Question

Given that $$x^{2}+ax+b=(x+2)^{2}-9$$, work out the values of $$a$$ and $$b$$.
$$a=$$ ___ and $$b=$$ ___

Answer

**step1** Understanding the problem

The problem asks us to find the specific numerical values for the variables 'a' and 'b' in the given algebraic identity.
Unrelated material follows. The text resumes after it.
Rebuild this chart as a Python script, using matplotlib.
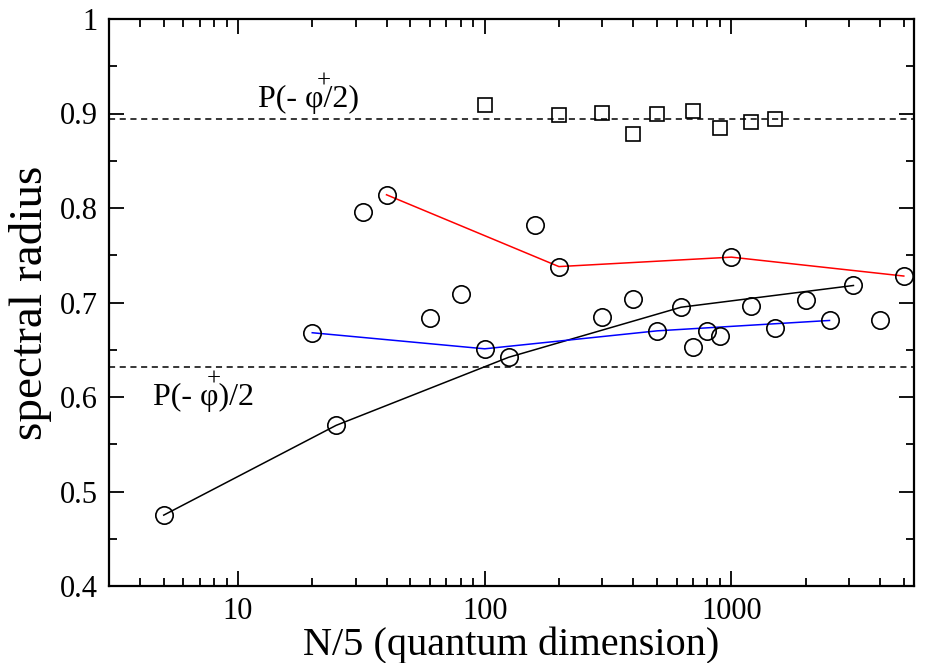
import matplotlib
matplotlib.use("Agg")
import matplotlib.pyplot as plt
from matplotlib.ticker import LogLocator, FixedLocator, NullFormatter

# ---- data ----
black_x = [5, 25, 125, 625, 3125]
black_y = [0.475, 0.570, 0.642, 0.695, 0.718]
blue_x = [20, 100, 500, 2500]
blue_y = [0.668, 0.651, 0.670, 0.681]
red_x = [40, 200, 1000, 5000]
red_y = [0.814, 0.738, 0.748, 0.728]
other_x = [32, 60, 80, 160, 300, 400, 700, 800, 900, 1200, 1500, 2000, 4000]
other_y = [0.796, 0.684, 0.709, 0.782, 0.685, 0.704, 0.653, 0.670, 0.665, 0.696, 0.673, 0.703, 0.681]
sq_x = [100, 200, 300, 400, 500, 700, 900, 1200, 1500]
sq_y = [0.909, 0.898, 0.901, 0.878, 0.899, 0.903, 0.885, 0.891, 0.894]
hline_upper = 0.894
hline_lower = 0.632
x_ticks = [10, 100, 1000]
x_ticklabels = ["10", "100", "1000"]
y_ticks = [0.4, 0.5, 0.6, 0.7, 0.8, 0.9, 1.0]
y_ticklabels = ["0.4", "0.5", "0.6", "0.7", "0.8", "0.9", "1"]
label_upper = "P(- \u03c6/2)"
label_lower = "P(- \u03c6)/2"

plt.rcParams['font.family'] = ['Liberation Serif', 'DejaVu Serif']

fig = plt.figure(figsize=(9.26, 6.63), dpi=100)
ax = fig.add_axes([109/926, 1 - 586/663, (914-109)/926, (586-19)/663])

ax.set_xscale('log')
ax.set_xlim(3, 5500)
ax.set_ylim(0.4, 1.0)

ax.axhline(hline_upper, color='black', lw=1.1, ls=(0, (4, 3)), zorder=1)
ax.axhline(hline_lower, color='black', lw=1.1, ls=(0, (4, 3)), zorder=1)

ax.plot(black_x, black_y, color='black', lw=1.1, zorder=2)
ax.plot(blue_x, blue_y, color='blue', lw=1.1, zorder=2)
ax.plot(red_x, red_y, color='red', lw=1.1, zorder=2)

circ = dict(marker='o', ms=12.5, mfc='none', mec='black', mew=1.2, ls='none', zorder=3)
for xs, ys in [(black_x, black_y), (blue_x, blue_y), (red_x, red_y), (other_x, other_y)]:
    ax.plot(xs, ys, **circ)
ax.plot(sq_x, sq_y, marker='s', ms=10.5, mfc='none', mec='black', mew=1.2, ls='none', zorder=3)

# labels for dashed lines
ax.text(12.08, 0.907, label_upper, fontsize=23, va='baseline', ha='left')
ax.text(22.3, 0.9337, "+", fontsize=18, va='center', ha='center')
ax.text(4.52, 0.5915, label_lower, fontsize=23, va='baseline', ha='left')
ax.text(8.0, 0.619, "+", fontsize=18, va='center', ha='center')

# ticks
ax.xaxis.set_major_locator(FixedLocator(x_ticks))
ax.set_xticklabels(x_ticklabels)
ax.xaxis.set_minor_locator(LogLocator(base=10, subs=range(2, 10), numticks=20))
ax.xaxis.set_minor_formatter(NullFormatter())
ax.yaxis.set_major_locator(FixedLocator(y_ticks))
ax.set_yticklabels(y_ticklabels)
ax.yaxis.set_minor_locator(FixedLocator([0.45, 0.55, 0.65, 0.75, 0.85, 0.95]))

ax.tick_params(which='both', direction='in', top=True, right=True, width=1.3, labelsize=22)
ax.tick_params(which='major', length=11, pad=8)
ax.tick_params(which='minor', length=5.5)
for s in ax.spines.values():
    s.set_linewidth(1.6)

ax.set_xlabel("N/5 (quantum dimension)", fontsize=29, labelpad=0)
ax.set_ylabel("spectral radius", fontsize=34, labelpad=6)

fig.savefig("out.png", dpi=100)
An identity means that the equation $$x^{2}+ax+b=(x+2)^{2}-9$$ must be true for all possible values of 'x'. To find 'a' and 'b', we need to simplify the right side of the equation and then compare it to the left side.

**step2** Expanding the squared term on the right side

The first step is to expand the term $$(x+2)^{2}$$. This means multiplying $$(x+2)$$ by itself:
$$(x+2)^{2} = (x+2) \times (x+2)$$
To multiply these two binomials, we apply the distributive property (often remembered as FOIL: First, Outer, Inner, Last):
$$x \times x = x^{2}$$ (First terms multiplied)
$$x \times 2 = 2x$$ (Outer terms multiplied)
$$2 \times x = 2x$$ (Inner terms multiplied)
$$2 \times 2 = 4$$ (Last terms multiplied)
Now, we sum these results:
$$x^{2} + 2x + 2x + 4$$
Combine the like terms ($$2x$$ and $$2x$$):
$$x^{2} + 4x + 4$$

**step3** Simplifying the entire right side of the equation

Now that we have expanded $$(x+2)^{2}$$ to $$x^{2} + 4x + 4$$, we substitute this back into the original right side of the equation:
$$(x+2)^{2}-9 = (x^{2} + 4x + 4) - 9$$
Next, we combine the constant terms ($$+4$$ and $$-9$$):
$$4 - 9 = -5$$
So, the simplified right side of the equation becomes:
$$x^{2} + 4x - 5$$

**step4** Comparing coefficients to find 'a' and 'b'

Now we have the original equation transformed into:
$$x^{2}+ax+b = x^{2}+4x-5$$
For this equation to be true for all values of 'x', the coefficients of the corresponding terms on both sides of the equation must be equal.
1. Compare the coefficient of $$x^{2}$$:
On the left side, the coefficient of $$x^{2}$$ is 1.
On the right side, the coefficient of $$x^{2}$$ is 1.
(This confirms consistency, $$1 = 1$$)
2. Compare the coefficient of $$x$$:
On the left side, the coefficient of $$x$$ is 'a'.
On the right side, the coefficient of $$x$$ is 4.
Therefore, we must have $$a = 4$$.
3. Compare the constant term (the term without 'x'):
On the left side, the constant term is 'b'.
On the right side, the constant term is -5.
Therefore, we must have $$b = -5$$.

**step5** Stating the final values of a and b

Based on our comparison of the coefficients, we have found the values of 'a' and 'b'.
$$a = 4$$
$$b = -5$$